Thermoelectric infrared sensors

There are endless applications for infrared sensors and arrays (cameras), examples such as obstacle detection, night vision, circuit debugging, preventative maintenance, industrial diagnosis, and medical surgery are just a few of the current uses.

In the past, IR cameras have been quite expensive and bulky, but new microfabrication technology and advancement in the materials is constantly reducing the cost which is why in just the past few years passive IR sensors have become available to the average consumer and light industry.

There are two main types of infrared sensors: photon and thermal.
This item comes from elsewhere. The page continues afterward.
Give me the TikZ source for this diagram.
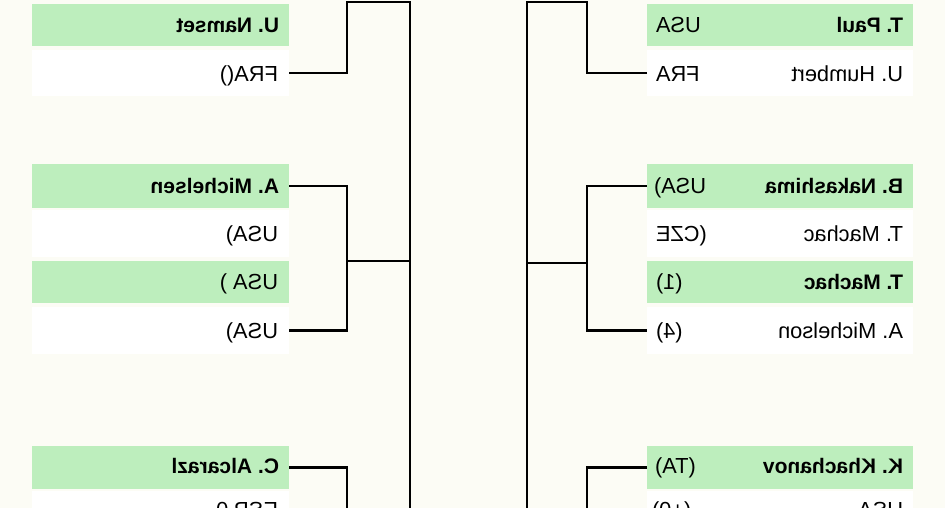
\documentclass[tikz,border=0pt]{standalone}
\usepackage{fontspec}
\setmainfont{Liberation Sans}
\usepackage{graphicx}
\definecolor{bg}{HTML}{FCFCF5}
\definecolor{grn}{HTML}{BDEEBD}
\newcommand{\mirt}[1]{\reflectbox{#1}}
\tikzset{
  lrow/.style={draw=none, inner sep=0pt, outer sep=0pt, minimum width=257pt},
  rrow/.style={draw=none, inner sep=0pt, outer sep=0pt, minimum width=266pt},
  greenrow/.style={fill=grn},
  whiterow/.style={fill=white},
  txt/.style={inner sep=0pt, outer sep=0pt, text height=15.5pt, text depth=0pt, font=\fontsize{21.8}{24}\selectfont},
  btxt/.style={txt, text height=15pt, font=\fontsize{21}{24}\selectfont\bfseries},
  conn/.style={draw=black, line width=2.1pt},
}
\begin{document}
\begin{tikzpicture}[x=1pt, y=-1pt]
\useasboundingbox (0,0) rectangle (945,508);
\fill[bg] (0,0) rectangle (945,508);

% left rows
\node[lrow, greenrow, minimum height=42pt] (L1) at (160.5,25) {};
\node[lrow, whiterow, minimum height=46pt] (L2) at (160.5,73) {};
\node[lrow, greenrow, minimum height=44pt] (L3) at (160.5,186) {};
\node[lrow, whiterow, minimum height=47pt] (L4) at (160.5,233.5) {};
\node[lrow, greenrow, minimum height=42pt] (L5) at (160.5,282) {};
\node[lrow, whiterow, minimum height=47pt] (L6) at (160.5,330.5) {};
\node[lrow, greenrow, minimum height=43pt] (L7) at (160.5,467.5) {};
\node[lrow, whiterow, minimum height=44pt] (L8) at (160.5,513) {};

% right rows
\node[rrow, greenrow, minimum height=42pt] (R1) at (780,25) {};
\node[rrow, whiterow, minimum height=46pt] (R2) at (780,73) {};
\node[rrow, greenrow, minimum height=44pt] (R3) at (780,186) {};
\node[rrow, whiterow, minimum height=47pt] (R4) at (780,233.5) {};
\node[rrow, greenrow, minimum height=42pt] (R5) at (780,282) {};
\node[rrow, whiterow, minimum height=47pt] (R6) at (780,330.5) {};
\node[rrow, greenrow, minimum height=43pt] (R7) at (780,467.5) {};
\node[rrow, whiterow, minimum height=44pt] (R8) at (780,513) {};

% left texts
\node[btxt, anchor=east] (tL1) at (279,25) {\mirt{U. Namset}};
\node[txt, anchor=east] (tL2) at (278,74) {\mirt{FRA()}};
\node[btxt, anchor=east] (tL3) at (279,186) {\mirt{A. Michelsen}};
\node[txt, anchor=east] (tL4) at (278,234) {\mirt{USA)}};
\node[txt, anchor=east] (tL5) at (278,282) {\mirt{USA )}};
\node[txt, anchor=east] (tL6) at (278,331) {\mirt{USA)}};
\node[btxt, anchor=east] (tL7) at (279,466) {\mirt{C. Alcarazl}};
\node[txt, anchor=east] (tL8) at (278,510) {\mirt{ESP 0}};

% right texts: countries
\node[txt, anchor=west] (cR1) at (656,25) {\mirt{USA}};
\node[txt, anchor=west] (cR2) at (656,74) {\mirt{FRA}};
\node[txt, anchor=west] (cR3) at (654,186) {\mirt{USA)}};
\node[txt, anchor=west] (cR4) at (656,234) {\mirt{(CZE}};
\node[txt, anchor=west] (cR5) at (656,282) {\mirt{(1)}};
\node[txt, anchor=west] (cR6) at (656,331) {\mirt{(4)}};
\node[txt, anchor=west] (cR7) at (655,466) {\mirt{(TA)}};
\node[txt, anchor=west] (cR8) at (652,510) {\mirt{(+0)}};

% right texts: names
\node[btxt, anchor=east] (nR1) at (903,25) {\mirt{T. Paul}};
\node[txt, anchor=east] (nR2) at (903,74) {\mirt{U. Humbert}};
\node[btxt, anchor=east] (nR3) at (903,186) {\mirt{B. Nakashima}};
\node[txt, anchor=east] (nR4) at (903,234) {\mirt{T. Machac}};
\node[btxt, anchor=east] (nR5) at (903,282) {\mirt{T. Machac}};
\node[txt, anchor=east] (nR6) at (903,331) {\mirt{A. Michelson}};
\node[btxt, anchor=east] (nR7) at (903,466) {\mirt{K. Khachanov}};
\node[txt, anchor=east] (nR8) at (903,510) {\mirt{USA}};

% junction coordinates
\coordinate (LjA) at (347,2);
\coordinate (LmA) at (410,2);
\coordinate (LmB) at (410,512);
\coordinate (LjB) at (347,261);
\coordinate (LmC) at (410,261);
\coordinate (LjC) at (347,512);

\coordinate (RjA) at (587,2);
\coordinate (RmA) at (527,2);
\coordinate (RmB) at (527,512);
\coordinate (RjB) at (587,263);
\coordinate (RmC) at (527,263);
\coordinate (RjC) at (587,512);

% left connectors
\draw[conn] (L2.east) -| (LjA) -- (LmA) -- (LmB);
\draw[conn] (L3.east) -| (LjB) |- (L6.east);
\draw[conn] (LjB) -- (LmC);
\draw[conn] (L7.east) -| (LjC);

% right connectors
\draw[conn] (R2.west) -| (RjA) -- (RmA) -- (RmB);
\draw[conn] (R3.west) -| (RjB) |- (R6.west);
\draw[conn] (RjB) -- (RmC);
\draw[conn] (R7.west) -| (RjC);
\end{tikzpicture}
\end{document}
In our lab, we study thermal specifically, which involves radiant heating of a part of the sensor as a means of detecting IR light.  Since mid range IR (thermal IR) light can radiantly heat objects easily, uncooled sensors are often designed to have an IR absorber and sensor element that is thermally isolated from its surroundings and support in an effort to provide maximum temperature change upon absorbing IR light.  This heat change or difference is then transduced to electricity in one of three ways; by changing of resistance in a conductor as in a thermistor, by direct energy conversion as in a thermocouple, or by spontaneous polarization phenomenon (pyroelectric effect) which happens when a pyroelectric material experiences a change in temperature.  

In our lab we are trying to come up with new materials and fabrication processes to enhance the performance of passive IR sensors while at the same time trying to reduce the manufacturing cost in an effort to keep the sensor design practical.